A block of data

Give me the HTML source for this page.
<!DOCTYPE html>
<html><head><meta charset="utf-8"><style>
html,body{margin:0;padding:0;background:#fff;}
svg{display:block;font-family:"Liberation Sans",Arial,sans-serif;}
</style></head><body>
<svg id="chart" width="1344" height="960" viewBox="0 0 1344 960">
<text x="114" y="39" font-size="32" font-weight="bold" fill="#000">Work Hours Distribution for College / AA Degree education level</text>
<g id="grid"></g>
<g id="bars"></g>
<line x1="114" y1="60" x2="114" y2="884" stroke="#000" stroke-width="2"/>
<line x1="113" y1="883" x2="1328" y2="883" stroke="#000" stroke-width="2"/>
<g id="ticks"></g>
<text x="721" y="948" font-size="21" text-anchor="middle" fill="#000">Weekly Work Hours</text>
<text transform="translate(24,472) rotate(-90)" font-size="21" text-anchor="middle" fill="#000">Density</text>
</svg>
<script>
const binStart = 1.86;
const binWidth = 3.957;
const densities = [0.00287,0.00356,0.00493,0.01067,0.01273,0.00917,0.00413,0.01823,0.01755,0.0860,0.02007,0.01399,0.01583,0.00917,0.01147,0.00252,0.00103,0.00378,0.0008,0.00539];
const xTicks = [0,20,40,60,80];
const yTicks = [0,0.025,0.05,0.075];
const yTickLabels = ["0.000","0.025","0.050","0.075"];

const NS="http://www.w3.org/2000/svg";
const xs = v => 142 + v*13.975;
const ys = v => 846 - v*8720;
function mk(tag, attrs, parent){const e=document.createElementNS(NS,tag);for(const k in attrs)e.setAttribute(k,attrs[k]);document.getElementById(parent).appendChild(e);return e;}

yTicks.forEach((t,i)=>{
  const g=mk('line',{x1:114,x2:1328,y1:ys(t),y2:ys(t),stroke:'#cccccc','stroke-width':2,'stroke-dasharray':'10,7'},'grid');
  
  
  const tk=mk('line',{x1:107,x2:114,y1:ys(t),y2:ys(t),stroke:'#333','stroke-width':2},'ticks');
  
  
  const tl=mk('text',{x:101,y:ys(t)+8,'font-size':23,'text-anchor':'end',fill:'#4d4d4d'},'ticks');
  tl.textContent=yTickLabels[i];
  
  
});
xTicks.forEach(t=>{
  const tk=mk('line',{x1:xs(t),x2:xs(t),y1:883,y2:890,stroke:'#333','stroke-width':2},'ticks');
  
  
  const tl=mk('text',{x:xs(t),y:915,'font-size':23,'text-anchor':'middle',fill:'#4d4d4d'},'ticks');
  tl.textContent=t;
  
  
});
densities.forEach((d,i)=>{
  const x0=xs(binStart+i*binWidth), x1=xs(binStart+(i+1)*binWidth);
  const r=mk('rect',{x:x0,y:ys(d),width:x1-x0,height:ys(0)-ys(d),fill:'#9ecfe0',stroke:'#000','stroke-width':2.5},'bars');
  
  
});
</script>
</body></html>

==

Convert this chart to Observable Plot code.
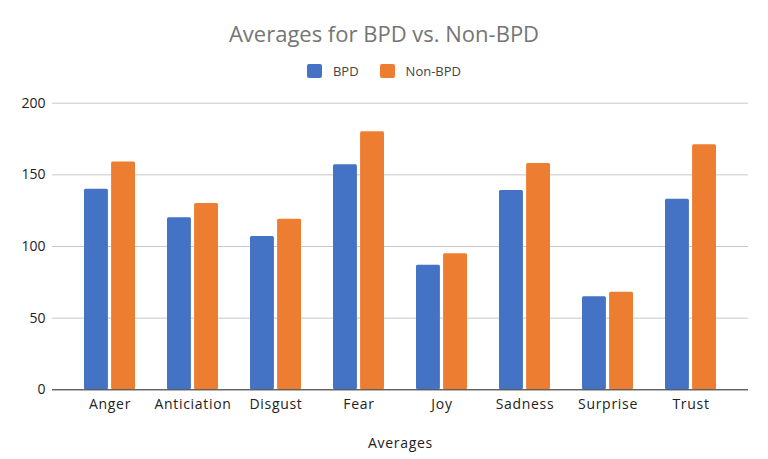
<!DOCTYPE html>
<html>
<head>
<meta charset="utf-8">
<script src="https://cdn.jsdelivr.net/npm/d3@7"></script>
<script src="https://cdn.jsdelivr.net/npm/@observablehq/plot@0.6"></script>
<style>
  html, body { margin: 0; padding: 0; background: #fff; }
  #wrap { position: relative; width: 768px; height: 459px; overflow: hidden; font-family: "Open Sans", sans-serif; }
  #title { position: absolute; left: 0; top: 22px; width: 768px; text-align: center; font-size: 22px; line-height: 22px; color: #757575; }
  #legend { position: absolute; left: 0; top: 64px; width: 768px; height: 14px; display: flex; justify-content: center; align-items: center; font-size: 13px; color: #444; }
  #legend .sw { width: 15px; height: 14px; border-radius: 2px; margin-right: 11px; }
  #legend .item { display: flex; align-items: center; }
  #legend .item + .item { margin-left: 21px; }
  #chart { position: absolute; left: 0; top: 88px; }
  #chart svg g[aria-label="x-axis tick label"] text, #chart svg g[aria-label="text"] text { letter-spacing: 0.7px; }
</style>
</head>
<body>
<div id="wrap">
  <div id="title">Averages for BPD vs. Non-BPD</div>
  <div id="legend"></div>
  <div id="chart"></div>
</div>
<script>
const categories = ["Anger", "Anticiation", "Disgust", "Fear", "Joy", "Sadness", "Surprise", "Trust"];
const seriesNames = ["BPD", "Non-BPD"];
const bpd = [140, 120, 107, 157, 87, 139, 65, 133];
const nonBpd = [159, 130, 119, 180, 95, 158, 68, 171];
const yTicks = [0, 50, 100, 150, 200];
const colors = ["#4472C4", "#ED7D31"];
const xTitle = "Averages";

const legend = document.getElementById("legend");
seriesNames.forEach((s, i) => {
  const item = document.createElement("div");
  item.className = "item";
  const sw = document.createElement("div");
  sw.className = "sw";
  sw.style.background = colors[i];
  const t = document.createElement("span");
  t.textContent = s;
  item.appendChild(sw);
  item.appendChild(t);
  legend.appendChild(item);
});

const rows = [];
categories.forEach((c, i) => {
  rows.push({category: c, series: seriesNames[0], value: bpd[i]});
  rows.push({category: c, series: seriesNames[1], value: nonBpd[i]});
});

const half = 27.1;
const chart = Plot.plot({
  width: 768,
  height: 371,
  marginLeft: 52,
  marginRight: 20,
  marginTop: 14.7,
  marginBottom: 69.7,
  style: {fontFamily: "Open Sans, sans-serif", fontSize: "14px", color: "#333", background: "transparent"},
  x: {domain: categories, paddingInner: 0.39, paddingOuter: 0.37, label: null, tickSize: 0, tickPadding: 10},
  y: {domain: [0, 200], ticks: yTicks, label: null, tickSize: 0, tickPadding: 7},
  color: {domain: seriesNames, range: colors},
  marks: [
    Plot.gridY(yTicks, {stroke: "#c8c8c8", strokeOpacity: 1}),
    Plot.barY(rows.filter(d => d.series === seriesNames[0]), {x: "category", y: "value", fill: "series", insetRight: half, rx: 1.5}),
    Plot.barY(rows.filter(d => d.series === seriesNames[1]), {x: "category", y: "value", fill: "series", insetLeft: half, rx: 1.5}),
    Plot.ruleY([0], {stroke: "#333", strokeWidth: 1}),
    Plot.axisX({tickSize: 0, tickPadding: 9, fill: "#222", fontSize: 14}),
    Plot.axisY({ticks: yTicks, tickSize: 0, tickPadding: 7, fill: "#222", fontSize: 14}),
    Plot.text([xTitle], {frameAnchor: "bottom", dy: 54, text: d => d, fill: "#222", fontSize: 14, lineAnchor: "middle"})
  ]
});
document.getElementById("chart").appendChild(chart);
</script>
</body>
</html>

● **GIVEN REQUEST**:
In the entries above, find the lines containing the word "this" and say how many there are, with no other words.

● **WRITTEN RESPONSE**:
2